» **SOURCE DATA**:
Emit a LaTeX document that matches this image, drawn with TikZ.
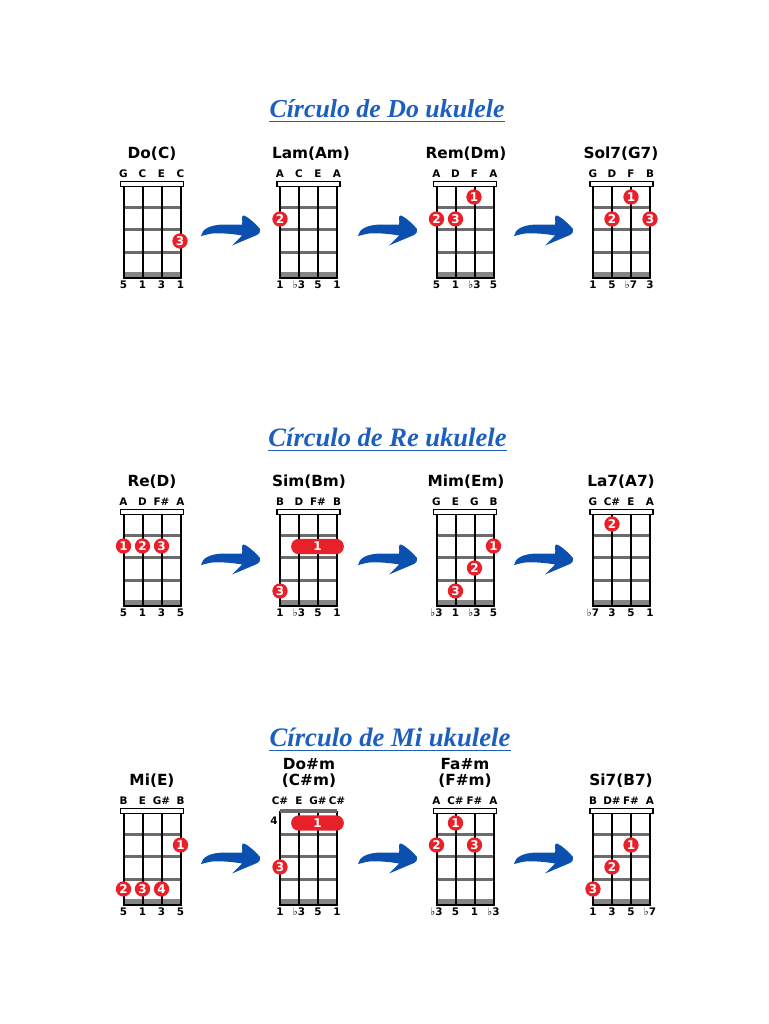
\documentclass[tikz,border=0pt]{standalone}
\usepackage{fontspec}
\setmainfont{DejaVu Sans}
\newfontfamily\titlefont{Liberation Serif}
\usetikzlibrary{positioning}

\definecolor{titleblue}{HTML}{1C5FBE}
\definecolor{arrowblue}{HTML}{0B50AE}
\definecolor{dotred}{HTML}{E8202A}

\tikzset{
  chordname/.style={font=\fontsize{11.5}{12}\selectfont\bfseries,inner sep=0pt,align=center},
  stringlabel/.style={font=\fontsize{7.8}{8}\selectfont\bfseries,inner sep=0pt},
  titletext/.style={font=\titlefont\fontsize{19.4}{24}\selectfont\bfseries\itshape,text=titleblue,
    inner sep=0pt,text height=15pt,text depth=3pt,minimum width=176pt},
  titleline/.style={draw=titleblue,line width=1pt},
  nutbar/.style={draw=black,fill=white,line width=1.1pt},
  fretbar/.style={fill=black!58},
  endbar/.style={fill=black!48},
  stringline/.style={fill=black},
  fingerdot/.style={circle,fill=dotred,text=white,minimum size=11.5pt,inner sep=0pt,
    font=\fontsize{9}{9}\selectfont\bfseries},
  barredot/.style={rounded corners=5.6pt,fill=dotred,text=white,minimum width=39.5pt,minimum height=11.5pt,inner sep=0pt,
    font=\fontsize{9}{9}\selectfont\bfseries},
  chordarrow/.pic={
    \fill[arrowblue] (0,0) .. controls (1,-7) and (9,-11) .. (22,-11.5) -- (41,-11.5)
      .. controls (42,-15) and (40,-19) .. (42,-20.5) .. controls (45,-21) and (55,-12) .. (59,-7)
      .. controls (60,-4) and (58,-2) .. (56,-1) -- (31,9.5) -- (41,-0.5)
      .. controls (30,-2.5) and (14,-3.5) .. (8,-2) -- cycle;
  }
}

% #1 nut style, #2 name, #3 x, #4 y, #5 string notes, #6 intervals
\newcommand{\chordbox}[6][nutbar]{
  \begin{scope}[shift={(#3,#4)}]
    \foreach \f in {23,45.5,68}
      \fill[fretbar] (0,\f-1.5) rectangle (57,\f+1.5);
    \fill[endbar] (0,88) rectangle (57,92.5);
    \foreach \s in {0,19,38,57}
      \fill[stringline] (\s-1,0) rectangle (\s+1,94);
    \fill[stringline] (-1,92.8) rectangle (58,94.6);
    \draw[#1] (-3,-2.5) rectangle (60,2.5);
    \foreach \t [count=\i from 0] in {#5}
      \node[stringlabel] (#2_s\i) at (\i*19,-10) {\t};
    \foreach \t [count=\i from 0] in {#6}
      \node[stringlabel] (#2_i\i) at (\i*19,101) {\t};
  \end{scope}
}

\begin{document}
\begin{tikzpicture}[x=.75pt,y=-.75pt]
  \useasboundingbox (0,0) rectangle (768,1024);

  \node[titletext,anchor=south] (title_do) at (387,121.5) {Círculo de Do ukulele};
  \node[titletext,anchor=south,minimum width=179pt,font=\titlefont\fontsize{19.9}{24}\selectfont\bfseries\itshape] (title_re) at (387.5,450.5) {Círculo de Re ukulele};
  \node[titletext,anchor=south,minimum width=180pt,font=\titlefont\fontsize{20}{24}\selectfont\bfseries\itshape] (title_mi) at (390,750.5) {Círculo de Mi ukulele};
  \foreach \t in {title_do,title_re,title_mi}
    \draw[titleline] (\t.south west) -- (\t.south east);

  \chordbox{do}{123.5}{184}{G,C,E,C}{5,1,3,1}
  \chordbox{lam}{280}{184}{A,C,E,A}{1,♭3,5,1}
  \chordbox{rem}{436.5}{184}{A,D,F,A}{5,1,♭3,5}
  \chordbox{sol}{593}{184}{G,D,F,B}{1,5,♭7,3}
  \chordbox{re}{123.5}{512}{A,D,F\#,A}{5,1,3,5}
  \chordbox{sim}{280}{512}{B,D,F\#,B}{1,♭3,5,1}
  \chordbox{mim}{436.5}{512}{G,E,G,B}{♭3,1,♭3,5}
  \chordbox{la}{593}{512}{G,C\#,E,A}{♭7,3,5,1}
  \chordbox{mi}{123.5}{811}{B,E,G\#,B}{5,1,3,5}
  \chordbox[draw=none]{dom}{280}{811}{C\#,E,G\#,C\#}{1,♭3,5,1}
  \chordbox{fam}{436.5}{811}{A,C\#,F\#,A}{♭3,5,1,♭3}
  \chordbox{si}{593}{811}{B,D\#,F\#,A}{1,3,5,♭7}
  \fill[fretbar] (280,809) rectangle (337,812.5);

  \node[chordname] (name_do) at (152,153.5) {Do(C)};
  \node[chordname] (name_lam) at (311,153.5) {Lam(Am)};
  \node[chordname] (name_rem) at (466,153.5) {Rem(Dm)};
  \node[chordname] (name_sol) at (621,153.5) {Sol7(G7)};
  \node[chordname] (name_re) at (152,481.5) {Re(D)};
  \node[chordname] (name_sim) at (309,481.5) {Sim(Bm)};
  \node[chordname] (name_mim) at (466,481.5) {Mim(Em)};
  \node[chordname] (name_la) at (621,481.5) {La7(A7)};
  \node[chordname] (name_mi) at (152,780.5) {Mi(E)};
  \node[chordname] (name_dom) at (309,773) {Do\#m\\(C\#m)};
  \node[chordname] (name_fam) at (465,773) {Fa\#m\\(F\#m)};
  \node[chordname] (name_si) at (621,780.5) {Si7(B7)};
  \node[stringlabel] (fret_four) at (274,820.5) {4};

  \foreach \x/\y/\t [count=\n] in {
    180/241/3, 280/219/2, 474/197/1, 436.5/219/2, 455.5/219/3, 631/197/1, 612/219/2, 650/219/3,
    123.5/546/1, 142.5/546/2, 161.5/546/3, 280/591/3, 493.5/546/1, 474.5/568/2, 455.5/591/3, 612/524/2,
    180.5/845/1, 123.5/889/2, 142.5/889/3, 161.5/889/4, 280/867/3, 455.5/823/1, 436.5/845/2, 474.5/845/3,
    631/845/1, 612/867/2, 593/889/3}
    \node[fingerdot] (dot_\n) at (\x,\y) {\t};
  \node[barredot] (barre_sim) at (317.5,546.5) {1};
  \node[barredot] (barre_dom) at (317.5,823) {1};

  \foreach \x in {201,358,514}
    \foreach \y in {236,565,864}
      \pic at (\x,\y) {chordarrow};
\end{tikzpicture}
\end{document}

» **TASK DESCRIPTION**:
Reproduce the full material exactly, excluding the pictures.

» **RESPONSE**:
Emit a LaTeX document that matches this image, drawn with TikZ.
\documentclass[tikz,border=0pt]{standalone}
\usepackage{fontspec}
\setmainfont{DejaVu Sans}
\newfontfamily\titlefont{Liberation Serif}
\usetikzlibrary{positioning}

\definecolor{titleblue}{HTML}{1C5FBE}
\definecolor{arrowblue}{HTML}{0B50AE}
\definecolor{dotred}{HTML}{E8202A}

\tikzset{
  chordname/.style={font=\fontsize{11.5}{12}\selectfont\bfseries,inner sep=0pt,align=center},
  stringlabel/.style={font=\fontsize{7.8}{8}\selectfont\bfseries,inner sep=0pt},
  titletext/.style={font=\titlefont\fontsize{19.4}{24}\selectfont\bfseries\itshape,text=titleblue,
    inner sep=0pt,text height=15pt,text depth=3pt,minimum width=176pt},
  titleline/.style={draw=titleblue,line width=1pt},
  nutbar/.style={draw=black,fill=white,line width=1.1pt},
  fretbar/.style={fill=black!58},
  endbar/.style={fill=black!48},
  stringline/.style={fill=black},
  fingerdot/.style={circle,fill=dotred,text=white,minimum size=11.5pt,inner sep=0pt,
    font=\fontsize{9}{9}\selectfont\bfseries},
  barredot/.style={rounded corners=5.6pt,fill=dotred,text=white,minimum width=39.5pt,minimum height=11.5pt,inner sep=0pt,
    font=\fontsize{9}{9}\selectfont\bfseries},
  chordarrow/.pic={
    \fill[arrowblue] (0,0) .. controls (1,-7) and (9,-11) .. (22,-11.5) -- (41,-11.5)
      .. controls (42,-15) and (40,-19) .. (42,-20.5) .. controls (45,-21) and (55,-12) .. (59,-7)
      .. controls (60,-4) and (58,-2) .. (56,-1) -- (31,9.5) -- (41,-0.5)
      .. controls (30,-2.5) and (14,-3.5) .. (8,-2) -- cycle;
  }
}

% #1 nut style, #2 name, #3 x, #4 y, #5 string notes, #6 intervals
\newcommand{\chordbox}[6][nutbar]{
  \begin{scope}[shift={(#3,#4)}]
    \foreach \f in {23,45.5,68}
      \fill[fretbar] (0,\f-1.5) rectangle (57,\f+1.5);
    \fill[endbar] (0,88) rectangle (57,92.5);
    \foreach \s in {0,19,38,57}
      \fill[stringline] (\s-1,0) rectangle (\s+1,94);
    \fill[stringline] (-1,92.8) rectangle (58,94.6);
    \draw[#1] (-3,-2.5) rectangle (60,2.5);
    \foreach \t [count=\i from 0] in {#5}
      \node[stringlabel] (#2_s\i) at (\i*19,-10) {\t};
    \foreach \t [count=\i from 0] in {#6}
      \node[stringlabel] (#2_i\i) at (\i*19,101) {\t};
  \end{scope}
}

\begin{document}
\begin{tikzpicture}[x=.75pt,y=-.75pt]
  \useasboundingbox (0,0) rectangle (768,1024);

  \node[titletext,anchor=south] (title_do) at (387,121.5) {Círculo de Do ukulele};
  \node[titletext,anchor=south,minimum width=179pt,font=\titlefont\fontsize{19.9}{24}\selectfont\bfseries\itshape] (title_re) at (387.5,450.5) {Círculo de Re ukulele};
  \node[titletext,anchor=south,minimum width=180pt,font=\titlefont\fontsize{20}{24}\selectfont\bfseries\itshape] (title_mi) at (390,750.5) {Círculo de Mi ukulele};
  \foreach \t in {title_do,title_re,title_mi}
    \draw[titleline] (\t.south west) -- (\t.south east);

  \chordbox{do}{123.5}{184}{G,C,E,C}{5,1,3,1}
  \chordbox{lam}{280}{184}{A,C,E,A}{1,♭3,5,1}
  \chordbox{rem}{436.5}{184}{A,D,F,A}{5,1,♭3,5}
  \chordbox{sol}{593}{184}{G,D,F,B}{1,5,♭7,3}
  \chordbox{re}{123.5}{512}{A,D,F\#,A}{5,1,3,5}
  \chordbox{sim}{280}{512}{B,D,F\#,B}{1,♭3,5,1}
  \chordbox{mim}{436.5}{512}{G,E,G,B}{♭3,1,♭3,5}
  \chordbox{la}{593}{512}{G,C\#,E,A}{♭7,3,5,1}
  \chordbox{mi}{123.5}{811}{B,E,G\#,B}{5,1,3,5}
  \chordbox[draw=none]{dom}{280}{811}{C\#,E,G\#,C\#}{1,♭3,5,1}
  \chordbox{fam}{436.5}{811}{A,C\#,F\#,A}{♭3,5,1,♭3}
  \chordbox{si}{593}{811}{B,D\#,F\#,A}{1,3,5,♭7}
  \fill[fretbar] (280,809) rectangle (337,812.5);

  \node[chordname] (name_do) at (152,153.5) {Do(C)};
  \node[chordname] (name_lam) at (311,153.5) {Lam(Am)};
  \node[chordname] (name_rem) at (466,153.5) {Rem(Dm)};
  \node[chordname] (name_sol) at (621,153.5) {Sol7(G7)};
  \node[chordname] (name_re) at (152,481.5) {Re(D)};
  \node[chordname] (name_sim) at (309,481.5) {Sim(Bm)};
  \node[chordname] (name_mim) at (466,481.5) {Mim(Em)};
  \node[chordname] (name_la) at (621,481.5) {La7(A7)};
  \node[chordname] (name_mi) at (152,780.5) {Mi(E)};
  \node[chordname] (name_dom) at (309,773) {Do\#m\\(C\#m)};
  \node[chordname] (name_fam) at (465,773) {Fa\#m\\(F\#m)};
  \node[chordname] (name_si) at (621,780.5) {Si7(B7)};
  \node[stringlabel] (fret_four) at (274,820.5) {4};

  \foreach \x/\y/\t [count=\n] in {
    180/241/3, 280/219/2, 474/197/1, 436.5/219/2, 455.5/219/3, 631/197/1, 612/219/2, 650/219/3,
    123.5/546/1, 142.5/546/2, 161.5/546/3, 280/591/3, 493.5/546/1, 474.5/568/2, 455.5/591/3, 612/524/2,
    180.5/845/1, 123.5/889/2, 142.5/889/3, 161.5/889/4, 280/867/3, 455.5/823/1, 436.5/845/2, 474.5/845/3,
    631/845/1, 612/867/2, 593/889/3}
    \node[fingerdot] (dot_\n) at (\x,\y) {\t};
  \node[barredot] (barre_sim) at (317.5,546.5) {1};
  \node[barredot] (barre_dom) at (317.5,823) {1};

  \foreach \x in {201,358,514}
    \foreach \y in {236,565,864}
      \pic at (\x,\y) {chordarrow};
\end{tikzpicture}
\end{document}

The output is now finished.